_Written exercise_
Which lines hold the string "this"? Copy every one of them.
+++
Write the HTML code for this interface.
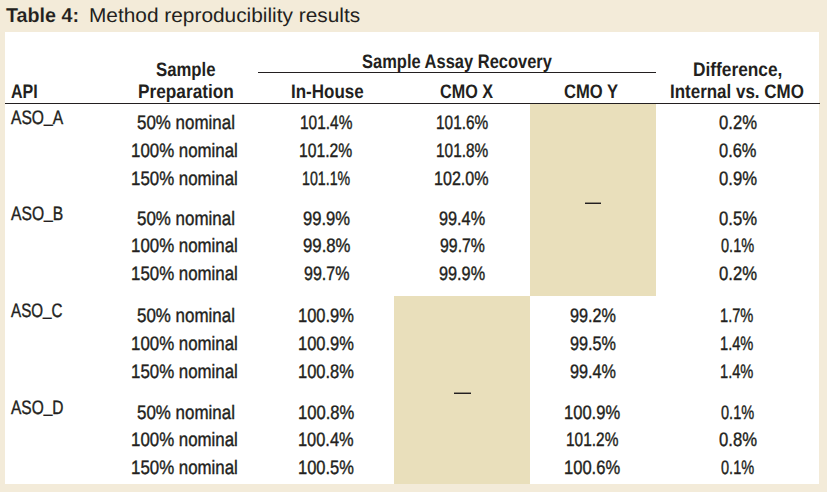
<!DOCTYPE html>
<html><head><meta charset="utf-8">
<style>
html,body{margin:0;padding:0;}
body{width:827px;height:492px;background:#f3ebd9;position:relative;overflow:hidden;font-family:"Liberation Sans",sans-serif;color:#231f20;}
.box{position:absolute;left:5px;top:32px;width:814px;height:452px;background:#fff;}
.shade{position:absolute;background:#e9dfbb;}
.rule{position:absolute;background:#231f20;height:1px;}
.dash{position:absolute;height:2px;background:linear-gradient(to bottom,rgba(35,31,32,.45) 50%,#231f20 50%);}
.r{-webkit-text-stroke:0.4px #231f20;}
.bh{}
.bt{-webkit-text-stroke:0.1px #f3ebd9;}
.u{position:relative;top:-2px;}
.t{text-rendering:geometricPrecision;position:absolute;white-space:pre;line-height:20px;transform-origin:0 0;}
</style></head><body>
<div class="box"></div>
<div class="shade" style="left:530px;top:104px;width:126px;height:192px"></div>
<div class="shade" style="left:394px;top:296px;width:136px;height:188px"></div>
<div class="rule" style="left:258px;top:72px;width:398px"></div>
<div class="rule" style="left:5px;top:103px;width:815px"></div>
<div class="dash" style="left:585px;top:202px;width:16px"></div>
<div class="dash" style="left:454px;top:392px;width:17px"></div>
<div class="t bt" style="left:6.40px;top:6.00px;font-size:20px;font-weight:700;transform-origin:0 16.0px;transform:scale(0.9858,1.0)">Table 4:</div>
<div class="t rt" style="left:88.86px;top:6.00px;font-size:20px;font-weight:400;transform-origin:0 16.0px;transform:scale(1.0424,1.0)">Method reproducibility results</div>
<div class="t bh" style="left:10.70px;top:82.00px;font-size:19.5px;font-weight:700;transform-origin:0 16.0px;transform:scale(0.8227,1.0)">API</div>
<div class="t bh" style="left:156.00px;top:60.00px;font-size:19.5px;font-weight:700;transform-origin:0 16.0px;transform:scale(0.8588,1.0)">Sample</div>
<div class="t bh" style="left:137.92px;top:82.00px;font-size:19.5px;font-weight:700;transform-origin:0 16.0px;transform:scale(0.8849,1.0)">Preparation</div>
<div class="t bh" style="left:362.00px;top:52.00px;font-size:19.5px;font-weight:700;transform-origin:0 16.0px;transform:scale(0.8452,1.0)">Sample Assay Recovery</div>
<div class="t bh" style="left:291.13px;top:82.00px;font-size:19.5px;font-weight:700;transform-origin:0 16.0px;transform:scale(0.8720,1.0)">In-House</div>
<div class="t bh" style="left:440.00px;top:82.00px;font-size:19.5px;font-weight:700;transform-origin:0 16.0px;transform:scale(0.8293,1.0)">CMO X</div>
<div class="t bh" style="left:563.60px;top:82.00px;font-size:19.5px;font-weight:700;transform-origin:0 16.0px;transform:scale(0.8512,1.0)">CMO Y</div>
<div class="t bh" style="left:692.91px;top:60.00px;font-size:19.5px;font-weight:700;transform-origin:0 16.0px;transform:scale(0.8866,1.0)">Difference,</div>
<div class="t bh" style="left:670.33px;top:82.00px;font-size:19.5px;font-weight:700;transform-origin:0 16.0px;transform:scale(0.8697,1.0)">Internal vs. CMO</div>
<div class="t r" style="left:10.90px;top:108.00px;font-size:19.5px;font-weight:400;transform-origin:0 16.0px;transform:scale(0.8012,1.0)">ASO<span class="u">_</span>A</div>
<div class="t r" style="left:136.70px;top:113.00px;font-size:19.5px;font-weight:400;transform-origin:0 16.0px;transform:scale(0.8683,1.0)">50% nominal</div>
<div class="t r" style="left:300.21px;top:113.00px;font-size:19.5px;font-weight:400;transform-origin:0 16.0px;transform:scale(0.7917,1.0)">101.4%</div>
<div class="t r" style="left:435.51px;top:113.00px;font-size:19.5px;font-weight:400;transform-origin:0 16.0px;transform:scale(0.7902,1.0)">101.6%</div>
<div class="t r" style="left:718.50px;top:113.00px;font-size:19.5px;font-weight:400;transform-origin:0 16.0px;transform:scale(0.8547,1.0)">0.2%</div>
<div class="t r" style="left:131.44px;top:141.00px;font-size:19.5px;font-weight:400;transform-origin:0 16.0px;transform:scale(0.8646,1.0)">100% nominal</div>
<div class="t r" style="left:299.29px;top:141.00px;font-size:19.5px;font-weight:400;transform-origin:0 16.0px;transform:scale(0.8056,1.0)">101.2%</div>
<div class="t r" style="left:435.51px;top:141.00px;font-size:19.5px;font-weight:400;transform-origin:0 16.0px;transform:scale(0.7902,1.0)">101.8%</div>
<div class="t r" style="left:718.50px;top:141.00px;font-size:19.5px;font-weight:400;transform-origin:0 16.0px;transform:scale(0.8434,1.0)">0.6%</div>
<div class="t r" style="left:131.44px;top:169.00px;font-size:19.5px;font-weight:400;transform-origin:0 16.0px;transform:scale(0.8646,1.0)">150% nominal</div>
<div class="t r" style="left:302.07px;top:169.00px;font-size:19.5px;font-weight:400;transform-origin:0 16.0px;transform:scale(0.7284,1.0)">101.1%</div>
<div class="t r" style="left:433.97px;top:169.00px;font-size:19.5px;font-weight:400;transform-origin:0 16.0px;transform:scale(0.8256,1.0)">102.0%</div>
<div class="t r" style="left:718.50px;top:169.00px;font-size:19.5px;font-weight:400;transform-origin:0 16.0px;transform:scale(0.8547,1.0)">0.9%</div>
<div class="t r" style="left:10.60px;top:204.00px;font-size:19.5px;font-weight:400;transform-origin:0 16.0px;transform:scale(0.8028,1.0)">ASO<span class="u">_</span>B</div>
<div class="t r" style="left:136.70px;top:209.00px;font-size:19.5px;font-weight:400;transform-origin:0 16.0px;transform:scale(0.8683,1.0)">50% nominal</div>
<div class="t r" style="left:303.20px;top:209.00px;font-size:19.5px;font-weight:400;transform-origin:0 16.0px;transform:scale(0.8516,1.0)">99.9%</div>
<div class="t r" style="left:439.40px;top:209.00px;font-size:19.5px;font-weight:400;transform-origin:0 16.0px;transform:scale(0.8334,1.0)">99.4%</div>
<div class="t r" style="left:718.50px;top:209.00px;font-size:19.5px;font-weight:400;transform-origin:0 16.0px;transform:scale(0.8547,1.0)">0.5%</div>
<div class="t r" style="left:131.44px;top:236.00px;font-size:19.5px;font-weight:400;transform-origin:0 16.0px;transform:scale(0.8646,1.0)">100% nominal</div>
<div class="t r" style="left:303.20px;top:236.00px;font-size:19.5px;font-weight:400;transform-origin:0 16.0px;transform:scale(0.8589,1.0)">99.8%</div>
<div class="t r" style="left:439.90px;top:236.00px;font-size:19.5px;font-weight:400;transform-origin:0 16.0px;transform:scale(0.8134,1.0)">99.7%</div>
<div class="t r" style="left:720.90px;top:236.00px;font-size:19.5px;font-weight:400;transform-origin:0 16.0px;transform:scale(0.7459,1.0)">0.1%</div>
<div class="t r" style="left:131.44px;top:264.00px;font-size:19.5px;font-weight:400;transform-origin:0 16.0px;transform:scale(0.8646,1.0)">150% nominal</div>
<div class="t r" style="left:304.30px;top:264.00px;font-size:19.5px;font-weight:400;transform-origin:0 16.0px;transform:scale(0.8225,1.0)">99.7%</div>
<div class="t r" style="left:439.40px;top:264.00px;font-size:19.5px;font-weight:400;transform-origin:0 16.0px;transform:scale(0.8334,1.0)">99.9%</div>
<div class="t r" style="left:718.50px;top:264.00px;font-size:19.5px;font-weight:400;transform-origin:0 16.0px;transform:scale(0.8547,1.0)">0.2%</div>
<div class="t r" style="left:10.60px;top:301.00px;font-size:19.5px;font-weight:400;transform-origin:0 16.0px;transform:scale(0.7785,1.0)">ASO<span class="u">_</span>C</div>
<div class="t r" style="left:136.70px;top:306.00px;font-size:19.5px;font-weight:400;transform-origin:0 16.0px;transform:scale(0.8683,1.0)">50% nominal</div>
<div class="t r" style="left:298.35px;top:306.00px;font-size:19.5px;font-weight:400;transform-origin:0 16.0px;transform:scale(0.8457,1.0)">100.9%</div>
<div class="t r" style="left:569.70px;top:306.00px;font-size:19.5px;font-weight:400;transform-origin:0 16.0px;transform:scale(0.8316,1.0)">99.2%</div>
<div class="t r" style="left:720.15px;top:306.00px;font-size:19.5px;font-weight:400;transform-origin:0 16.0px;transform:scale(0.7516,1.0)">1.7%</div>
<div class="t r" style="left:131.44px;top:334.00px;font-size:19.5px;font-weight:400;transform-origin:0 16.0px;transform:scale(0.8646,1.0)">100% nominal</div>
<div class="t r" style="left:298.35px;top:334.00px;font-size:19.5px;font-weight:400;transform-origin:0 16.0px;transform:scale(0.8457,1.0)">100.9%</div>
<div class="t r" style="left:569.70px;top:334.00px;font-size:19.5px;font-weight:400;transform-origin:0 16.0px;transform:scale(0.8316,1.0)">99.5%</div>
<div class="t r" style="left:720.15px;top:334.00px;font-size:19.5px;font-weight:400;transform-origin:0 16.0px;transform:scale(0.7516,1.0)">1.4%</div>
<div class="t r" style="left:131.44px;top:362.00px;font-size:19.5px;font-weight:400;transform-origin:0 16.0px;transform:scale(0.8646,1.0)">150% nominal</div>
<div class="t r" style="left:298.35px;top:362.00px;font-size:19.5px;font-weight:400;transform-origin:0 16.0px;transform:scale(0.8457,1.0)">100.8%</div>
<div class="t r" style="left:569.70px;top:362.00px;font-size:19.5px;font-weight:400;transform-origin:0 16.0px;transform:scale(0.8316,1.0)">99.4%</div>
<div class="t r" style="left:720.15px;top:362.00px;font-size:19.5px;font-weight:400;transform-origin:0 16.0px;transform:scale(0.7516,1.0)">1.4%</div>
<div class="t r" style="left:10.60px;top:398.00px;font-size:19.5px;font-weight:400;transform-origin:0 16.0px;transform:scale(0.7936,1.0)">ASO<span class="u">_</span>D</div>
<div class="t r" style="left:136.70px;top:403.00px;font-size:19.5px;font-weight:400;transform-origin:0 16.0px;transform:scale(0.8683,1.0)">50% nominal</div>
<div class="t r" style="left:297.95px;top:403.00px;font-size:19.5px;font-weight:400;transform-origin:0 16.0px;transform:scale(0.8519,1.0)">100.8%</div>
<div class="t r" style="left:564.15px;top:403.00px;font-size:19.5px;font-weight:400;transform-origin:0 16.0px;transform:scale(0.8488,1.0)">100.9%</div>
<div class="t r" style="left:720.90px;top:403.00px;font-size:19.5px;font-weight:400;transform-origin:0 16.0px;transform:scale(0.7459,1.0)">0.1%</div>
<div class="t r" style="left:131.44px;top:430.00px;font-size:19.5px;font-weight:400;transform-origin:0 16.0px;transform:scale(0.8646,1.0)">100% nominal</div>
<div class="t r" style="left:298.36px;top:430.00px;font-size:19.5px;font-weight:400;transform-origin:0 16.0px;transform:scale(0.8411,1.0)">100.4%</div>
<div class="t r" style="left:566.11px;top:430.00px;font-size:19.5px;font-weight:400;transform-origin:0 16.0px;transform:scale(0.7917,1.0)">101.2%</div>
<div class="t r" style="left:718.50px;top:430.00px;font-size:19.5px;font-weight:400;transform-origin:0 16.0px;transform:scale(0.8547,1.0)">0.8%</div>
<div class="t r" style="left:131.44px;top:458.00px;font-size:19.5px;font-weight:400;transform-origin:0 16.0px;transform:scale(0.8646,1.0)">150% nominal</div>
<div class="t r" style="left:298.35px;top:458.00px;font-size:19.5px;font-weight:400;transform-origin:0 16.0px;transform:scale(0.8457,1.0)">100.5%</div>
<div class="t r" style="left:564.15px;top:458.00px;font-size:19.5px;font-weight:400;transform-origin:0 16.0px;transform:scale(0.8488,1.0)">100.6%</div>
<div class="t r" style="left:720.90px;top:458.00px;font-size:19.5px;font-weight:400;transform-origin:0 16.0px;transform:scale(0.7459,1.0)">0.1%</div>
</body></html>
+++
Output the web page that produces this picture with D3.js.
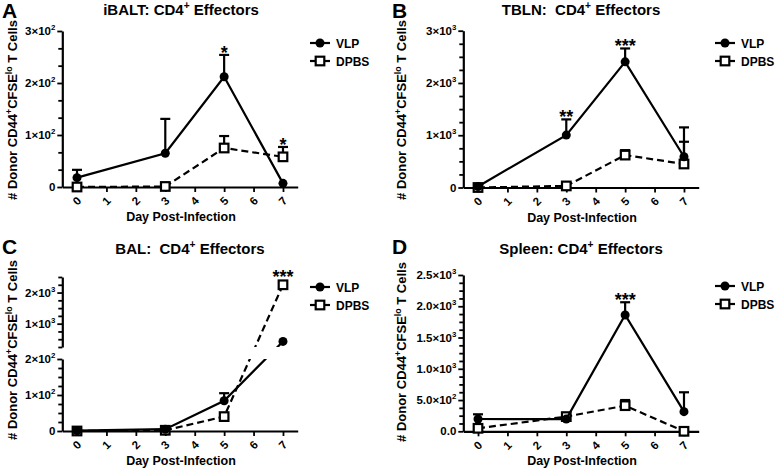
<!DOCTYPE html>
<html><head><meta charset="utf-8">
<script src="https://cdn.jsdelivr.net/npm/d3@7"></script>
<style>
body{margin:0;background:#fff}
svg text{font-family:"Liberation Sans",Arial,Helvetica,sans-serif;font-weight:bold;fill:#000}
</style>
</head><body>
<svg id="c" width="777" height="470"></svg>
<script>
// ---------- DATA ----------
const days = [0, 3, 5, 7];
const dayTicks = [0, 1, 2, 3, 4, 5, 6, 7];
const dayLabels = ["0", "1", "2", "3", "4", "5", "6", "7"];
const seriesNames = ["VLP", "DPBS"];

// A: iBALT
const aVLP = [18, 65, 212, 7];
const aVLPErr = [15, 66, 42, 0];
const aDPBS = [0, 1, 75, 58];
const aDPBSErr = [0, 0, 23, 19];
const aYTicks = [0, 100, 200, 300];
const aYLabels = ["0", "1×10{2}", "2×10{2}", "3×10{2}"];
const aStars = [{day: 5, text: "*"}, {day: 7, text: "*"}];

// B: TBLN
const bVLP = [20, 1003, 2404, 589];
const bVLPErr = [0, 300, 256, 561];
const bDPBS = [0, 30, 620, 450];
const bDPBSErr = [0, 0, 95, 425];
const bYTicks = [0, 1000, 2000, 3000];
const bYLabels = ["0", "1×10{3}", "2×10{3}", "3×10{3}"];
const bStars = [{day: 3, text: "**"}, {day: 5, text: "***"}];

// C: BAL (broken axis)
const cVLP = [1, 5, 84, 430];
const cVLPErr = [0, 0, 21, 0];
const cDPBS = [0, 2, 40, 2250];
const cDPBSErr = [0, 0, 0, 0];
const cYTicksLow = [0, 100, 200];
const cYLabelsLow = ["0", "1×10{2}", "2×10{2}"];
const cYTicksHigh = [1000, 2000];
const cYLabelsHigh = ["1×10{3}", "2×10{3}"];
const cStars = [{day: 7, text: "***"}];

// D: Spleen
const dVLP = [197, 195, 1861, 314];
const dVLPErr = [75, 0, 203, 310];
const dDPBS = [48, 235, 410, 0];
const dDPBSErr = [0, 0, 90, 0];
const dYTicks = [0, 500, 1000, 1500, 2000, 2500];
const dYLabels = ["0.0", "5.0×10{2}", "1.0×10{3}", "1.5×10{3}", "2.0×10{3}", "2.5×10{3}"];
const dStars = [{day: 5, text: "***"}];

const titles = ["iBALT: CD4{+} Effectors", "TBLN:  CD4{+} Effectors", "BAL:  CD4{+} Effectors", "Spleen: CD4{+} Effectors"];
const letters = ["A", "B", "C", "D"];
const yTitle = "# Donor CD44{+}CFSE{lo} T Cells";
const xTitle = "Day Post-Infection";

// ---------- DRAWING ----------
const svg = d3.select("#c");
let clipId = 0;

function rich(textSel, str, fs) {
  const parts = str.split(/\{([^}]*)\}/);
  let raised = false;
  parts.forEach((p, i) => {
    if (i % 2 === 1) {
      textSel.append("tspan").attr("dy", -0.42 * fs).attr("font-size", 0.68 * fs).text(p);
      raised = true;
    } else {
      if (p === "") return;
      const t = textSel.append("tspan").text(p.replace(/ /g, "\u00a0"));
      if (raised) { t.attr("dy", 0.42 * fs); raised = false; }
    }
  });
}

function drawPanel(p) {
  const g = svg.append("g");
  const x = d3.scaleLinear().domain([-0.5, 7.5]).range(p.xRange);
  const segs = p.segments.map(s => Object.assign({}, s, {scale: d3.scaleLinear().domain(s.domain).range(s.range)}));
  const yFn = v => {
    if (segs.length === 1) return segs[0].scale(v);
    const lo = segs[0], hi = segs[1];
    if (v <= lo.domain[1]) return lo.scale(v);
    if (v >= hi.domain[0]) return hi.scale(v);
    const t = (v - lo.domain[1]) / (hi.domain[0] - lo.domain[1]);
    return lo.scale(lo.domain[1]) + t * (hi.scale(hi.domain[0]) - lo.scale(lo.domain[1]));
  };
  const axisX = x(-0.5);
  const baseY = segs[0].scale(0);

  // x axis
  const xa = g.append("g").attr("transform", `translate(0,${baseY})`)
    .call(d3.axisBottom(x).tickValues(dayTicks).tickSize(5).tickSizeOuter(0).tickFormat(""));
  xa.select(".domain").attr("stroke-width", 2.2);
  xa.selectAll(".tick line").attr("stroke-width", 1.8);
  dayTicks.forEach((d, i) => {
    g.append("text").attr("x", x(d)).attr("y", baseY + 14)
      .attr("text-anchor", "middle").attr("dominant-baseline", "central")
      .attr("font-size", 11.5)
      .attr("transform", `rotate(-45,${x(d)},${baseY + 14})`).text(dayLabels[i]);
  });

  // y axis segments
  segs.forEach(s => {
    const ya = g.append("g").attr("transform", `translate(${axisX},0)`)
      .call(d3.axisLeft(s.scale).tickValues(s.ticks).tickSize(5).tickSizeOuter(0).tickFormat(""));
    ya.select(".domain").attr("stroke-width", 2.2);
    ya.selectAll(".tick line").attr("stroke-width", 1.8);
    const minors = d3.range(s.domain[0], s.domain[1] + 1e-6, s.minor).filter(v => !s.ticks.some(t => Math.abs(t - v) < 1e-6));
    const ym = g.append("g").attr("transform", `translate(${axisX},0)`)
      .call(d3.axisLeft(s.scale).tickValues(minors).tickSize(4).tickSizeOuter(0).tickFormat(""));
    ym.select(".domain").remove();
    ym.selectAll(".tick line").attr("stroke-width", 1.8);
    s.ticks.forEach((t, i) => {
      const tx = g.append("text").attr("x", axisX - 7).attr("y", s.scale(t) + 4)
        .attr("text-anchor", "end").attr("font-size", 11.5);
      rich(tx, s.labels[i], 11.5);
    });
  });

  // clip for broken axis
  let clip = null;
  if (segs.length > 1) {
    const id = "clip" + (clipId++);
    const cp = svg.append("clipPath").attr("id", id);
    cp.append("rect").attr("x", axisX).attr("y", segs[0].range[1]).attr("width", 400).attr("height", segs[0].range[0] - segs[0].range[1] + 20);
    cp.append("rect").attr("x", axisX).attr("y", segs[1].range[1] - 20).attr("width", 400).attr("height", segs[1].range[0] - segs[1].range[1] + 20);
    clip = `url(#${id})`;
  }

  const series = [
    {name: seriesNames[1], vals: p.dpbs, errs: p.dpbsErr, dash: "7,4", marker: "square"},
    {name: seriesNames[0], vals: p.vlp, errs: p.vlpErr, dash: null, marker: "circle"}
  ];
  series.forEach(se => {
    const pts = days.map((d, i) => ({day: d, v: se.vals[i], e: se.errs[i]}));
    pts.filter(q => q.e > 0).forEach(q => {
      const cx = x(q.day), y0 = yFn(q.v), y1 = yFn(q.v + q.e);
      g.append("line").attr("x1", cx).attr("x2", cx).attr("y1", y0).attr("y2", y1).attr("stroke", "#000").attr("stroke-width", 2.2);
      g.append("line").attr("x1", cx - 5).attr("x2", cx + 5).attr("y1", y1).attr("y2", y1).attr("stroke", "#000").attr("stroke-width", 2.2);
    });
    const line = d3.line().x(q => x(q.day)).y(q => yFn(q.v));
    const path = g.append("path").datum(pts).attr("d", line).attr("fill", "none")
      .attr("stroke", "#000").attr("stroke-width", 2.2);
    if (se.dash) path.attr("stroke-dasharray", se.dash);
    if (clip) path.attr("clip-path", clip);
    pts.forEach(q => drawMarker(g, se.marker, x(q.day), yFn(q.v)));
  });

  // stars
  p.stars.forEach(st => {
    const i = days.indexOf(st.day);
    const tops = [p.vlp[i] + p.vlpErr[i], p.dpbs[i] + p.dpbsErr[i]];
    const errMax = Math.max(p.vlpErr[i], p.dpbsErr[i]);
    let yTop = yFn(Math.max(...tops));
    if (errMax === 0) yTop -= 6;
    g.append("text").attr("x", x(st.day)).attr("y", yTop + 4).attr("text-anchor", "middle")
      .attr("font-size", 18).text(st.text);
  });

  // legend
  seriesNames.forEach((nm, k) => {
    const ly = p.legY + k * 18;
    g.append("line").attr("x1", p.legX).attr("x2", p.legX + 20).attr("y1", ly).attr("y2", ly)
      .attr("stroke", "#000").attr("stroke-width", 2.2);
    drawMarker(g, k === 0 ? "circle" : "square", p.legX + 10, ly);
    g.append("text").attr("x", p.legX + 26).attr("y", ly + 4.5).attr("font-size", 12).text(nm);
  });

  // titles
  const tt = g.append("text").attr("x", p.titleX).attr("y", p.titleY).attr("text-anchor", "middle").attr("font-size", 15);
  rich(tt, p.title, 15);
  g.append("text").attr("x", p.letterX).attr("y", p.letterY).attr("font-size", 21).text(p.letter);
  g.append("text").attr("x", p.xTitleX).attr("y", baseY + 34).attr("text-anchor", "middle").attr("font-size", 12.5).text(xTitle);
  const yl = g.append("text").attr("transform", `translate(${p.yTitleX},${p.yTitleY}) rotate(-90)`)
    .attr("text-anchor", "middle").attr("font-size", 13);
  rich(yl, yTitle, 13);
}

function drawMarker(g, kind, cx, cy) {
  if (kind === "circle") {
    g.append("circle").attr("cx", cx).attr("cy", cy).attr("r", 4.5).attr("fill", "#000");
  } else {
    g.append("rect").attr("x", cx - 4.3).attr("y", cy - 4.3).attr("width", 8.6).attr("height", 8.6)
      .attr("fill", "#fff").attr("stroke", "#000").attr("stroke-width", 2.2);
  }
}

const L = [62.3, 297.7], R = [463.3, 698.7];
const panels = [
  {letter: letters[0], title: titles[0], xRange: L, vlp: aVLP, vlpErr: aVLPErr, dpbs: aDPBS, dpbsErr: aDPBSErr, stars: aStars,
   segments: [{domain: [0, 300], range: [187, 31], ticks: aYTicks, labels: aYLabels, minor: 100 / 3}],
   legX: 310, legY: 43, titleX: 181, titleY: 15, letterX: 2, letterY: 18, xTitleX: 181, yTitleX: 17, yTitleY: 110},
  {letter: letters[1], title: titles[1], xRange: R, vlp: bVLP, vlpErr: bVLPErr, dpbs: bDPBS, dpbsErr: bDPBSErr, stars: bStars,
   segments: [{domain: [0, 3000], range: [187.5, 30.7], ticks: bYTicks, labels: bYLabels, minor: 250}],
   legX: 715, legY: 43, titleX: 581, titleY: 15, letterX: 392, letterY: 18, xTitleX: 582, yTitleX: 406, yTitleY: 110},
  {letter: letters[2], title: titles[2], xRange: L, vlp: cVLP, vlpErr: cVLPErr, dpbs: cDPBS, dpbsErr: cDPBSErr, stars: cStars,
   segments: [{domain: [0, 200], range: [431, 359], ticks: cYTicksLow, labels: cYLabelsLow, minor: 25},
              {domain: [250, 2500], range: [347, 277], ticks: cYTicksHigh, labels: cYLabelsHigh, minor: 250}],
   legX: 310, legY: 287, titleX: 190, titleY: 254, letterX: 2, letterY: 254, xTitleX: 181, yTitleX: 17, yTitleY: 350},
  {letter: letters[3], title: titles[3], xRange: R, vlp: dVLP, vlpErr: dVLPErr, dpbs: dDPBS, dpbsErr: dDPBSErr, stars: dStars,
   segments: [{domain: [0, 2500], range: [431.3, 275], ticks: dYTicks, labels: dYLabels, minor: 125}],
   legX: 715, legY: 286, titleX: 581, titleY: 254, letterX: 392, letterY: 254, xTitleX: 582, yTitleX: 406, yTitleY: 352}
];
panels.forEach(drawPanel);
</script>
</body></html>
+++
_Expected answer_
Write the HTML code for this interface.
Output the web page that produces this picture with D3.js.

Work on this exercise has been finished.